Lady in The Water
Shyamalan firma un nuovo film sull'America e le sue paure, in cui solamente attraverso una dimensione comunitaria è possibile (ri)scoprire il proprio ruolo nel mondo.
Se l’inaudita (e sotto certi versi inaspettata) connotazione politica di The Village aveva lasciato di stucco i più, l’opera successiva di M. Night Shyamalan era attesa al varco come una vera e propria prova del nove, almeno in termini di maturità. Con quella capacità di disattendere le aspettative che appartiene solamente ai grandi, invece, Lady in the Water sembrò voler ripiegare considerevolmente le ambizioni autoriali a vantaggio di una dimensione più semplice e fanciullesca, con il risultato di andare incontro a uno dei più grandi fraintendimenti critici nella carriera del regista (al punto da vincere addirittura due dei famigerati Razzie Awards, tra cui quello come peggior regista: quanta ingratitudine).
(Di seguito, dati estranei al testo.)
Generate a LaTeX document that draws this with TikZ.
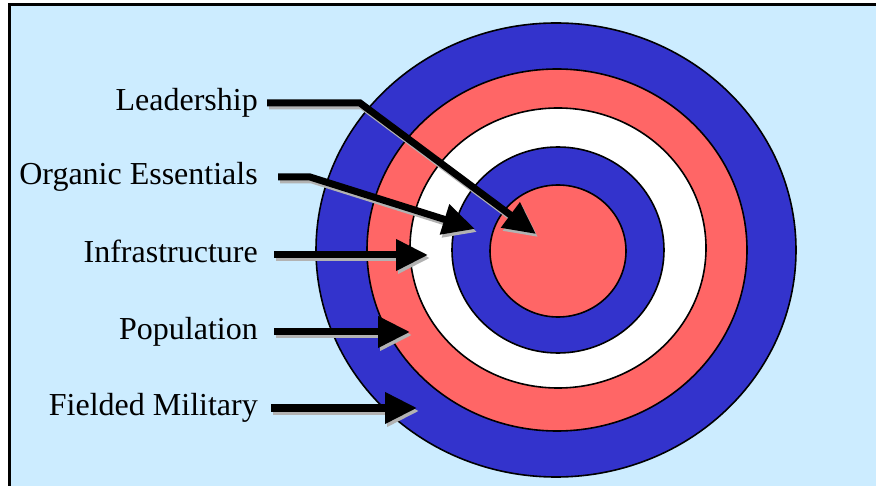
\documentclass[tikz,border=0pt]{standalone}
\usepackage{fontspec}
\setmainfont{Liberation Serif}
\usetikzlibrary{arrows.meta}
\definecolor{skyback}{HTML}{CCECFF}
\definecolor{ringblue}{HTML}{3333CC}
\definecolor{ringred}{HTML}{FF6666}
\definecolor{shadowgray}{HTML}{B2B2B2}
\tikzset{
  ring/.style={draw=black, line width=1.6pt},
  tag/.style={anchor=east, inner sep=0pt, text height=22pt, text depth=7pt,
    font=\fontsize{32}{38}\selectfont},
  pointer/.style={line width=7pt, -{Triangle[length=32pt,width=30pt]}}
}
\begin{document}
\begin{tikzpicture}[x=1pt,y=-1pt]
        \useasboundingbox (0,0) rectangle (876,486);
        \clip (0,0) rectangle (876,486);
        % podklad
        \draw[line width=3pt, fill=skyback] (9.5,4.5) rectangle (900,520);

        % terč
        \filldraw[ring, fill=ringblue] (556,250) ellipse [x radius=240pt, y radius=227pt];
        \filldraw[ring, fill=ringred] (557,250) ellipse [x radius=190pt, y radius=181pt];
        \filldraw[ring, fill=white] (558,248) ellipse [x radius=148pt, y radius=140pt];
        \filldraw[ring, fill=ringblue] (558,250) ellipse [x radius=106pt, y radius=103pt];
        \filldraw[ring, fill=ringred] (558,251) ellipse [x radius=68pt, y radius=66pt];

        % popisky
        \node[tag] (lead) at (258,103) {Leadership};
        \node[tag] (organic) at (258,177) {Organic Essentials};
        \node[tag] (infra) at (258,255) {Infrastructure};
        \node[tag] (pop) at (258,332) {Population};
        \node[tag] (military) at (258,408) {Fielded Military};

        % šipky (nejdřív stín, pak černě)
        \coordinate (lead-bend) at (360,103);
        \coordinate (lead-tip) at (536,234);
        \coordinate (organic-bend) at (310,177);
        \coordinate (organic-tip) at (475,229);
        \coordinate (infra-tip) at (428,255);
        \coordinate (pop-tip) at (410,332);
        \coordinate (military-tip) at (417,408);

        \foreach \dx/\dy/\col in {2/3/shadowgray, 0/0/black}
        {
          \begin{scope}[transform canvas={xshift=\dx pt, yshift=-\dy pt}]
            \draw[pointer, draw=\col] ([xshift=9pt]lead.east) -- (lead-bend) -- (lead-tip);
            \draw[pointer, draw=\col] ([xshift=20pt]organic.east) -- (organic-bend) -- (organic-tip);
            \draw[pointer, draw=\col] ([xshift=16pt]infra.east) -- (infra-tip);
            \draw[pointer, draw=\col] ([xshift=16pt]pop.east) -- (pop-tip);
            \draw[pointer, draw=\col] ([xshift=13pt]military.east) -- (military-tip);
          \end{scope}
        }
    \end{tikzpicture}
\end{document}
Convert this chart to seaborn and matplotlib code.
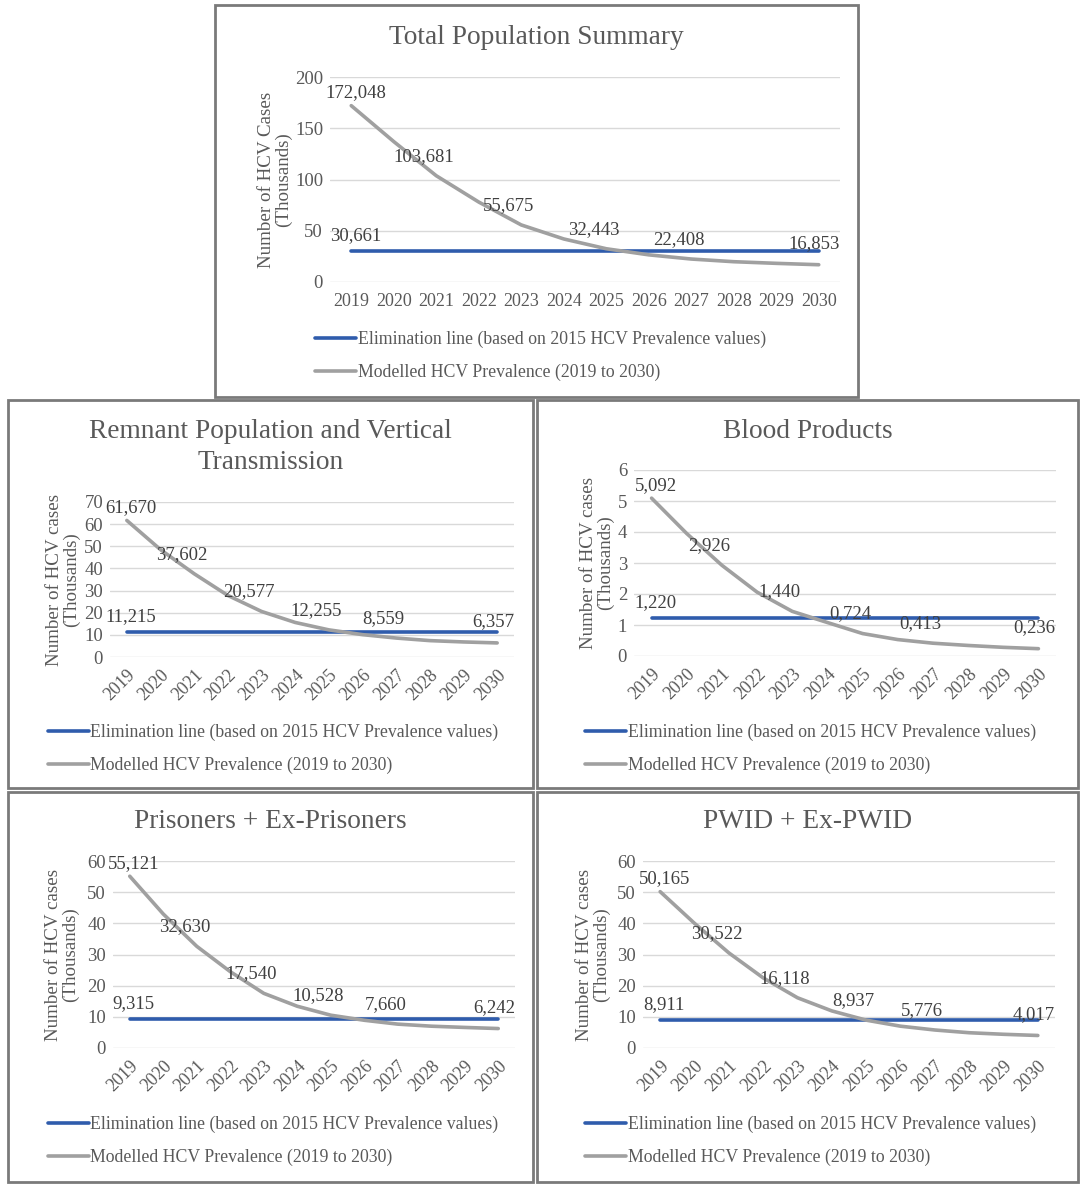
import matplotlib
matplotlib.use("Agg")
import matplotlib.pyplot as plt
from matplotlib.patches import Rectangle
from matplotlib.lines import Line2D
import seaborn as sns
import pandas as pd
import numpy as np

sns.set_theme(style="white")
plt.rcParams['font.family'] = ['Liberation Serif', 'DejaVu Serif']

years = [str(y) for y in range(2019, 2031)]

total_model = [172.048, 137.0, 103.681, 78.0, 55.675, 42.0, 32.443, 26.5, 22.408, 19.8, 18.2, 16.853]
total_elim = 30.661
remnant_model = [61.670, 48.5, 37.602, 27.8, 20.577, 15.6, 12.255, 10.1, 8.559, 7.4, 6.8, 6.357]
remnant_elim = 11.215
blood_model = [5.092, 3.95, 2.926, 2.06, 1.440, 1.08, 0.724, 0.53, 0.413, 0.34, 0.28, 0.236]
blood_elim = 1.220
prison_model = [55.121, 43.0, 32.630, 24.5, 17.540, 13.4, 10.528, 8.9, 7.660, 7.0, 6.6, 6.242]
prison_elim = 9.315
pwid_model = [50.165, 40.0, 30.522, 22.5, 16.118, 11.9, 8.937, 7.0, 5.776, 4.9, 4.4, 4.017]
pwid_elim = 8.911

label_idx = [0, 2, 4, 6, 8, 11]

elim_name = "Elimination line (based on 2015 HCV Prevalence values)"
model_name = "Modelled HCV Prevalence (2019 to 2030)"

W, H = 1084, 1189
fig = plt.figure(figsize=(W / 100, H / 100), dpi=100)

BLUE = "#2f5cac"
GRAY = "#a0a0a0"
TXT = "#595959"
LBL = "#404040"


def px_rect(x0, y0, x1, y1):
    return [x0 / W, 1 - y1 / H, (x1 - x0) / W, (y1 - y0) / H]


panels = [
    dict(title="Total Population Summary", box=(215, 5, 858, 397), ax=(330, 77, 840, 282),
         model=total_model, elim=total_elim, ymax=200, ystep=50, rot=0,
         ylabel="Number of HCV Cases\n(Thousands)", ylab_right=292, title_y=38,
         leg=(315, 356)),
    dict(title="Remnant Population and Vertical\nTransmission", box=(8, 400, 533, 788), ax=(110, 502, 514, 657),
         model=remnant_model, elim=remnant_elim, ymax=70, ystep=10, rot=45,
         ylabel="Number of HCV cases\n(Thousands)", ylab_right=80, title_y=447,
         leg=(48, 749)),
    dict(title="Blood Products", box=(537, 400, 1078, 788), ax=(634, 470, 1056, 656),
         model=blood_model, elim=blood_elim, ymax=6, ystep=1, rot=45,
         ylabel="Number of HCV cases\n(Thousands)", ylab_right=614, title_y=432,
         leg=(585, 749)),
    dict(title="Prisoners + Ex-Prisoners", box=(8, 792, 533, 1182), ax=(113, 861, 515, 1048),
         model=prison_model, elim=prison_elim, ymax=60, ystep=10, rot=45,
         ylabel="Number of HCV cases\n(Thousands)", ylab_right=79, title_y=822,
         leg=(48, 1141)),
    dict(title="PWID + Ex-PWID", box=(537, 792, 1078, 1182), ax=(643, 861, 1055, 1048),
         model=pwid_model, elim=pwid_elim, ymax=60, ystep=10, rot=45,
         ylabel="Number of HCV cases\n(Thousands)", ylab_right=610, title_y=822,
         leg=(585, 1141)),
]

for p in panels:
    bx0, by0, bx1, by1 = p["box"]
    fig.patches.append(Rectangle((bx0 / W, 1 - by1 / H), (bx1 - bx0) / W, (by1 - by0) / H,
                                 transform=fig.transFigure, fill=False,
                                 edgecolor="#7a7a7a", linewidth=2.0, zorder=0))
    ax0, ay0, ax1, ay1 = p["ax"]
    ax = fig.add_axes(px_rect(ax0, ay0, ax1, ay1))
    n = len(years)
    df = pd.DataFrame({
        "x": list(range(n)) * 2,
        "value": [p["elim"]] * n + list(p["model"]),
        "series": [elim_name] * n + [model_name] * n,
    })
    sns.lineplot(data=df, x="x", y="value", hue="series",
                 palette={elim_name: BLUE, model_name: GRAY},
                 linewidth=2.6, ax=ax, legend=False, sort=False)
    ax.set_xlim(-0.5, n - 0.5)
    ax.set_ylim(0, p["ymax"])
    yt = np.arange(0, p["ymax"] + 0.001, p["ystep"])
    ax.set_yticks(yt)
    ax.set_yticklabels([f"{int(v)}" for v in yt], fontsize=13.5, color=TXT)
    ax.set_xticks(range(n))
    if p["rot"]:
        ax.set_xticklabels(years, rotation=45, ha="right", rotation_mode="anchor",
                           fontsize=13, color=TXT)
        ax.tick_params(axis="x", length=0, pad=7)
    else:
        ax.set_xticklabels(years, fontsize=13, color=TXT)
        ax.tick_params(axis="x", length=0, pad=8)
    ax.tick_params(axis="y", length=0, pad=5)
    ax.grid(axis="y", color="#d9d9d9", linewidth=1.0)
    ax.grid(axis="x", visible=False)
    for s in ax.spines.values():
        s.set_visible(False)
    ax.set_xlabel("")
    ax.set_ylabel(p["ylabel"], fontsize=13.7, color=TXT, linespacing=1.0)
    ax.yaxis.set_label_coords(-(ax0 - p["ylab_right"]) / (ax1 - ax0), 0.5)

    # data labels
    for k, i in enumerate(label_idx):
        v = p["model"][i]
        if k == 0:
            off = (3, 3)
        elif k == len(label_idx) - 1:
            off = (-3, 9)
        else:
            off = (-9, 8)
        ax.annotate(f"{v:.3f}".replace(".", ","), (i, v), xytext=off,
                    textcoords="offset points", ha="center", va="bottom",
                    fontsize=13.5, color=LBL)
    ax.annotate(f"{p['elim']:.3f}".replace(".", ","), (0, p["elim"]), xytext=(3, 5),
                textcoords="offset points", ha="center", va="bottom",
                fontsize=13.5, color=LBL)

    # title
    fig.text(((bx0 + bx1) / 2) / W, 1 - p["title_y"] / H, p["title"], ha="center", va="center",
             fontsize=19.7, color=TXT, linespacing=1.3)

    # legend
    handles = [Line2D([], [], color=BLUE, linewidth=2.6),
               Line2D([], [], color=GRAY, linewidth=2.6)]
    lx, ly = p["leg"]
    fig.legend(handles, [elim_name, model_name], loc="center left",
               bbox_to_anchor=(lx / W, 1 - ly / H), frameon=False,
               fontsize=12.75, handlelength=2.3, handletextpad=0.1,
               labelspacing=0.85, borderpad=0, borderaxespad=0,
               labelcolor=TXT)

fig.savefig("out.png", dpi=100, facecolor="white")
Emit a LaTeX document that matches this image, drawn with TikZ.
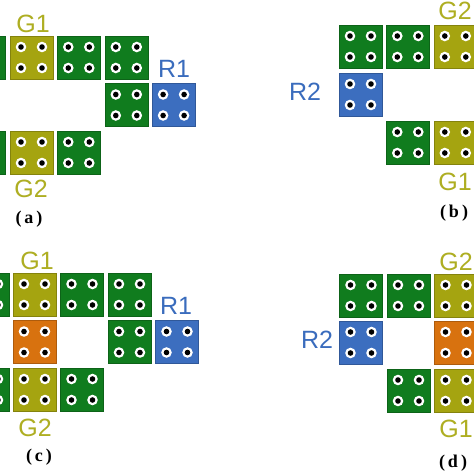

Quella che in apparenza sembra soltanto una fiaba priva dello spessore del film precedente (il soggetto deriva – pare – da una storia inventata dallo stesso Shyamalan per i suoi figli,) in realtà si pone come un’opera che prosegue il discorso iniziato con il film del 2004, traslandolo però di prospettiva: ed ecco allora che Lady in the Water è ancora un film sull’America e le sue paure, chiusa nei suoi confini ma dal disperato bisogno di un’evasione fantastica per ritrovare se stessa e la propria identità, perché “l’Uomo, forse, non sa più ascoltare” . Al posto della comunità rurale di The Village, un complesso condominiale (quasi una reminiscenza cronenberghiana) che bandisce il mondo esterno confinandolo in un eterno fuori campo, nell’invisibile, del quale rimangono solamente le immagini di guerra (l’Iraq?) trasmesse in televisione. Dentro, un microcosmo di uomini, donne e bambini all’interno del quale ognuno dovrà assumere un ruolo fondamentale per se stesso e gli altri, come nelle funzioni elaborate da Validimir Propp nel suo celebre Morfologia della fiaba (1928), tra cui Shyamalan stesso si autoinveste della responsabilità fondamentale e tragica allo stesso tempo di narratore.
“Deve fare in modo che la veda come un bambino: innocente”, dice un personaggio al protagonista: insieme a L’ultimo dominatore dell’aria, Lady in the Water è il film di Shyamalan che più di tutti pretende un atto di fede da parte dello spettatore, chiamato a ritrovare quella disposizione umile ma sincera nel prestare attenzione a una storia. E come tale, questa è intrisa di folklore e magia, popolata da ninfe, creature malvagie e aquile salvifiche; forse è davvero l’opera più trasparente del suo regista, quella in cui la purezza degli intenti si manifesta nella maniera più limpida e cristallina possibile, senza mediazioni di sorta. Ma una volta accettato fino in fondo il patto con il suo autore, è difficile rimanere insensibili al fascino di un film talmente imperfetto da risultare, inevitabilmente, colmo di amore e speranza: perché è soltanto insieme, in una ritrovata dimensione comunitaria, che si può guardare concretamente alle possibilità del futuro, accettando il passato (e con esso il dolore e la morte) come componente fondamentale della vita senza che questo precluda una nuova via alle aperture e alla felicità.
Ce n’è molto di dolore, in Lady in the Water: nel vissuto del protagonista Cleveland Heep (Paul Giamatti), ex medico traumatizzato dal brutale omicidio di sua moglie e dei loro figli, così come nell’avvenire dell’aspirante scrittore Vick Ran (lo stesso Shyamalan). Eppure tutti faranno tesoro della tragedia per (ri)scoprire il proprio ruolo all’interno della società e del mondo, con la consapevolezza che aiutare gli altri e aiutare se stessi, in fondo, possono essere benissimo la stessa cosa. Grazie anche alla stupefacente fotografia di Christopher Doyle (guardate la lunga sequenza subacquea, e provate a contenere la meraviglia: non ci riuscirete) e alle bellissime musiche di James Newton Howard (da sempre la naturale estensione sonora delle immagini di Shyamalan), un film totalmente personale e lontanissimo da qualsiasi moda, che non si vergogna di mettersi a nudo e mostrare un cuore vivo e palpitante.